You will get hit, you will get hurt, you may bleed.
Prepare for this. Focus on the goal. . .to survive.
Don't get too caught up in techniques, or scenarios
that have a step-by-step progression to follow. . .
in a fight that all goes out the window.
One of my students had a training group that ended
each week with a training session focused on this
very topic. They practiced two, three, and five on one
attacks, taking turns trying to survive. Mostly, it was
a good day when you lasted longer that ten seconds.
One thing they worked on, was all of the tactics, and
advice of the 'experts' - and the 'myths' they deal in.
Here's some of what came out of that:
- don't fight with you back up against a wall.
If they all rush you at once, you're dead meat.

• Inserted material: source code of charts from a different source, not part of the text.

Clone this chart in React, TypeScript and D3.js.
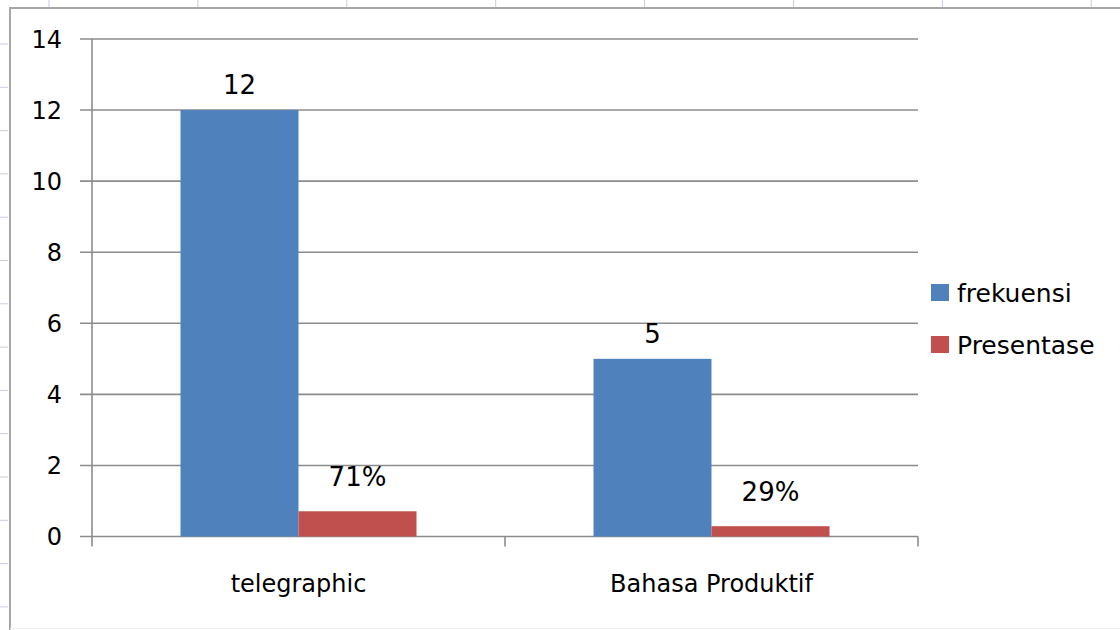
import * as d3 from "d3";
import React, {useEffect, useRef} from "react";

const categories = ["telegraphic", "Bahasa Produktif"];
const seriesNames = ["frekuensi", "Presentase"];
const frekuensi = [12, 5];
const presentase = [0.71, 0.29];
const presentaseLabels = ["71%", "29%"];
const yTicks = [0, 2, 4, 6, 8, 10, 12, 14];

const colors = ["#4F81BD", "#C0504D"];
const FONT = "'DejaVu Sans', Verdana, sans-serif";

const App = () => {
    const ref = useRef(null);

    useEffect(() => {
        const svg = d3.select(ref.current);
        svg.selectAll("*").remove();

        const width = 1120, height = 630;
        const plot = {left: 92, right: 918, top: 39, bottom: 536.5};

        svg.append("rect").attr("width", width).attr("height", height).attr("fill", "white");

        // spreadsheet cell lines peeking out behind the chart
        const rowLines = d3.range(44, 630, 43.3);
        svg.append("g").selectAll("line").data(rowLines).join("line")
            .attr("x1", 0).attr("x2", 8)
            .attr("y1", d => d).attr("y2", d => d)
            .attr("stroke", "#c9cde0").attr("stroke-width", 1);
        const colLines = d3.range(49, 1120, 148.9);
        svg.append("g").selectAll("line").data(colLines).join("line")
            .attr("x1", d => d).attr("x2", d => d)
            .attr("y1", 0).attr("y2", 7)
            .attr("stroke", "#c9cde0").attr("stroke-width", 1);

        // chart frame
        svg.append("path")
            .attr("d", `M10,${height + 2} L10,8 L${width + 2},8`)
            .attr("fill", "none").attr("stroke", "#a6a6a6").attr("stroke-width", 2);
        svg.append("line")
            .attr("x1", 10).attr("x2", width).attr("y1", 628.5).attr("y2", 628.5)
            .attr("stroke", "#f0f0f0").attr("stroke-width", 1);

        const x = d3.scaleBand()
            .domain(categories)
            .range([plot.left, plot.right]);
        // Excel gap width 150%: bar = band / 3.5
        const barW = x.bandwidth() / 3.5;
        const gap = (x.bandwidth() - 2 * barW) / 2;

        const y = d3.scaleLinear()
            .domain([0, 14])
            .range([plot.bottom, plot.top]);

        // gridlines + y ticks
        const grid = svg.append("g");
        grid.selectAll("line").data(yTicks).join("line")
            .attr("x1", plot.left - 12).attr("x2", plot.right)
            .attr("y1", d => y(d)).attr("y2", d => y(d))
            .attr("stroke", "#8c8c8c").attr("stroke-width", 1.6);
        svg.append("g").selectAll("text").data(yTicks).join("text")
            .attr("x", 62).attr("y", d => y(d))
            .attr("dy", "0.36em")
            .attr("text-anchor", "end")
            .attr("font-family", FONT).attr("font-size", 24)
            .attr("fill", "#000")
            .text(d => d);

        // y axis line
        svg.append("line")
            .attr("x1", plot.left).attr("x2", plot.left)
            .attr("y1", plot.top).attr("y2", plot.bottom + 10)
            .attr("stroke", "#8c8c8c").attr("stroke-width", 1.6);

        // x tick marks between categories
        const xTicks = categories.map(c => x(c) + x.bandwidth());
        svg.append("g").selectAll("line").data(xTicks).join("line")
            .attr("x1", d => d).attr("x2", d => d)
            .attr("y1", plot.bottom).attr("y2", plot.bottom + 10)
            .attr("stroke", "#8c8c8c").attr("stroke-width", 1.6);

        const series = [frekuensi, presentase];
        const labels = [frekuensi.map(String), presentaseLabels];
        const labelGap = [16, 25];

        series.forEach((vals, s) => {
            const g = svg.append("g");
            g.selectAll("rect").data(vals).join("rect")
                .attr("x", (d, i) => x(categories[i]) + gap + s * barW)
                .attr("y", d => y(d))
                .attr("width", barW)
                .attr("height", d => y(0) - y(d))
                .attr("fill", colors[s]);
            g.selectAll("text").data(vals).join("text")
                .attr("x", (d, i) => x(categories[i]) + gap + s * barW + barW / 2)
                .attr("y", d => y(d) - labelGap[s])
                .attr("text-anchor", "middle")
                .attr("font-family", FONT).attr("font-size", 26)
                .attr("fill", "#000")
                .text((d, i) => labels[s][i]);
        });

        // category labels
        svg.append("g").selectAll("text").data(categories).join("text")
            .attr("x", d => x(d) + x.bandwidth() / 2)
            .attr("y", 592)
            .attr("text-anchor", "middle")
            .attr("font-family", FONT).attr("font-size", 24)
            .attr("fill", "#000")
            .text(d => d);

        // legend
        const legend = svg.append("g");
        seriesNames.forEach((name, i) => {
            const ly = 293 + i * 52;
            legend.append("rect")
                .attr("x", 931).attr("y", ly - 9)
                .attr("width", 18).attr("height", 17)
                .attr("fill", colors[i]);
            legend.append("text")
                .attr("x", 957).attr("y", ly)
                .attr("dy", "0.36em")
                .attr("font-family", FONT).attr("font-size", 25)
                .attr("fill", "#000")
                .text(name);
        });
    }, []);

    return (
        <svg ref={ref} width={1120} height={630}
             style={{position: "absolute", left: 0, top: 0}}/>
    );
};

export default App;
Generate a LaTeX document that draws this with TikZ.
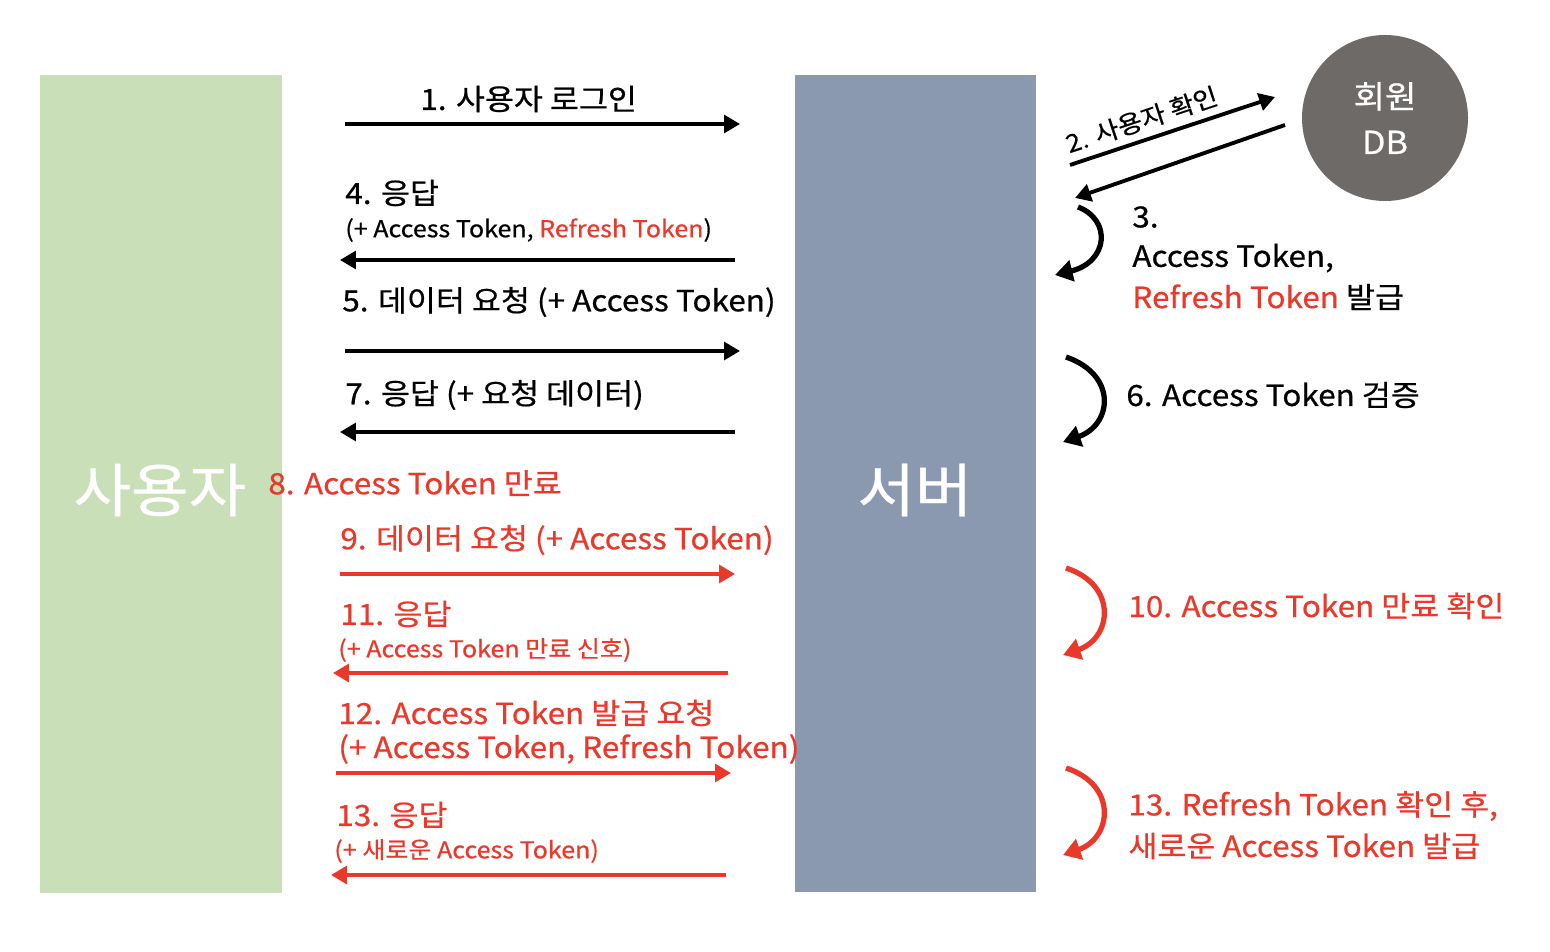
\documentclass[tikz,border=0pt]{standalone}
\usepackage{fontspec}
\setmainfont{Noto Sans CJK KR}[FakeStretch=1.08,FakeBold=0.6]
\usetikzlibrary{arrows.meta}
\definecolor{ured}{HTML}{E8392B}
\definecolor{ugreen}{HTML}{C9DFB8}
\definecolor{userv}{HTML}{8A99B0}
\definecolor{udb}{HTML}{6E6A67}
\begin{document}
\begin{tikzpicture}[x=0.02cm,y=-0.02cm,
  arr/.style={line width=2.2pt,-{Triangle[length=9pt,width=10pt]}},
  curv/.style={line width=3pt,-{Triangle[length=10pt,width=12pt]}},
  lab/.style={anchor=west,inner sep=0pt,font=\fontsize{16.6}{18}\selectfont},
  sub/.style={anchor=west,inner sep=0pt,font=\fontsize{13.2}{15}\selectfont}]
\useasboundingbox (0,0) rectangle (1550,952);
\node[fill=ugreen,minimum width=242*0.02cm,minimum height=818*0.02cm,anchor=north west,inner sep=0] (user) at (40,75) {};
\node[text=white,font=\fontsize{33}{36}\selectfont] (ut) at (160,490) {사용자};
\node[fill=userv,minimum width=241*0.02cm,minimum height=817*0.02cm,anchor=north west,inner sep=0] (serv) at (795,75) {};
\node[text=white,font=\fontsize{33}{36}\selectfont] (st) at (915,490) {서버};
\node[circle,fill=udb,minimum size=166*0.02cm,text=white,align=center,font=\fontsize{18}{26}\selectfont] (db) at (1385,118) {회원\\DB};
\coordinate (a1s) at (345,124); \coordinate (a1e) at (740,124);
\coordinate (a4s) at (735,260); \coordinate (a4e) at (340,260);
\coordinate (a5s) at (345,351); \coordinate (a5e) at (740,351);
\coordinate (a7s) at (735,432); \coordinate (a7e) at (340,432);
\coordinate (a9s) at (340,574); \coordinate (a9e) at (735,574);
\coordinate (a11s) at (728,673); \coordinate (a11e) at (333,673);
\coordinate (a12s) at (336,773); \coordinate (a12e) at (731,773);
\coordinate (a13s) at (726,875); \coordinate (a13e) at (331,875);
\draw[arr] (a1s) -- (a1e);
\draw[arr] (a4s) -- (a4e);
\draw[arr] (a5s) -- (a5e);
\draw[arr] (a7s) -- (a7e);
\draw[arr,ured] (a9s) -- (a9e);
\draw[arr,ured] (a11s) -- (a11e);
\draw[arr,ured] (a12s) -- (a12e);
\draw[arr,ured] (a13s) -- (a13e);
\node[lab] (l1) at (420,99) {1. 사용자 로그인};
\node[lab] (l4) at (345,193) {4. 응답};
\node[sub] (l4b) at (345,230) {(+ Access Token, \textcolor{ured}{Refresh Token})};
\node[lab] (l5) at (342,302) {5. 데이터 요청 (+ Access Token)};
\node[lab] (l7) at (345,395) {7. 응답 (+ 요청 데이터)};
\node[lab,text=ured] (l8) at (268,483) {8. Access Token 만료};
\node[lab,text=ured] (l9) at (340,540) {9. 데이터 요청 (+ Access Token)};
\node[lab,text=ured] (l11) at (340,614) {11. 응답};
\node[sub,text=ured] (l11b) at (338,650) {(+ Access Token 만료 신호)};
\node[lab,text=ured] (l12) at (338,713) {12. Access Token 발급 요청};
\node[lab,text=ured] (l12b) at (338,749) {(+ Access Token, Refresh Token)};
\node[lab,text=ured] (l13) at (336,815) {13. 응답};
\node[sub,text=ured] (l13b) at (334,851) {(+ 새로운 Access Token)};
\coordinate (d2s) at (1070,165); \coordinate (d2e) at (1275,97);
\coordinate (d3s) at (1285,125); \coordinate (d3e) at (1075,198);
\draw[arr] (d2s) -- (d2e);
\draw[arr] (d3s) -- (d3e);
\node[anchor=south,inner sep=5pt,rotate=18.3,font=\fontsize{14}{16}\selectfont] (l2) at (1148,139) {2. 사용자 확인};
\coordinate (c3s) at (1078,207); \coordinate (c3e) at (1055,275);
\draw[curv] (c3s) .. controls (1112,220) and (1108,262) .. (c3e);
\coordinate (c6s) at (1066,357); \coordinate (c6e) at (1063,442);
\draw[curv] (c6s) .. controls (1118,375) and (1112,425) .. (c6e);
\coordinate (c10s) at (1066,568); \coordinate (c10e) at (1063,655);
\draw[curv,ured] (c10s) .. controls (1118,585) and (1112,638) .. (c10e);
\coordinate (c13s) at (1066,768); \coordinate (c13e) at (1063,855);
\draw[curv,ured] (c13s) .. controls (1118,785) and (1112,838) .. (c13e);
\node[lab] (l3a) at (1132,217) {3.};
\node[lab] (l3b) at (1132,258) {Access Token,};
\node[lab] (l3c) at (1132,297) {\textcolor{ured}{Refresh Token} 발급};
\node[lab] (l6) at (1126,395) {6. Access Token 검증};
\node[lab,text=ured] (l10) at (1128,606) {10. Access Token 만료 확인};
\node[lab,text=ured] (l13c) at (1128,806) {13. Refresh Token 확인 후,};
\node[lab,text=ured] (l13d) at (1128,846) {새로운 Access Token 발급};
\end{tikzpicture}
\end{document}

- don't fight between two or in the middle of more opponents.
*see outcome above.
- don't fight in 'planned sequences'
'They' didn't train at your school, so don't know their roles.
- don't make the 'game' one-on-one with each attacker.
Fight all as one attacker - strike the closest target to you,
as you attempt tp get away
- put obstacles between you and any of the attackers
- try to sense the shortest route to safety, which is also,
through the least amount of attackers, an go that ay.
- don't attempt to 'finish' opponents you put down, just
get by them. and on to the next one, or get away.
* * *
The best thing those days did for some, was to condition them to getting hit.
Today, they neither worry about getting in a fight, nor do they worry about
how much damage they can take. They know.
4/20/2006 1:21pm, #10
I've had 3 or 4 guys put on boxing gloves and we take turns beating the crap out of one guy.
It really brings out your footwork andhead movement. Sink or swim.
BTW we were not grappling or doing takedowns with this kind of drill. That would have been suicidal. It was strictly striking. And that was hard enough just to survive. I guess it is worthwhile to develop a specific subset of skills, but be sure it does not encourage people to think they can fight multiple opponents like in a Bruce Lee movie.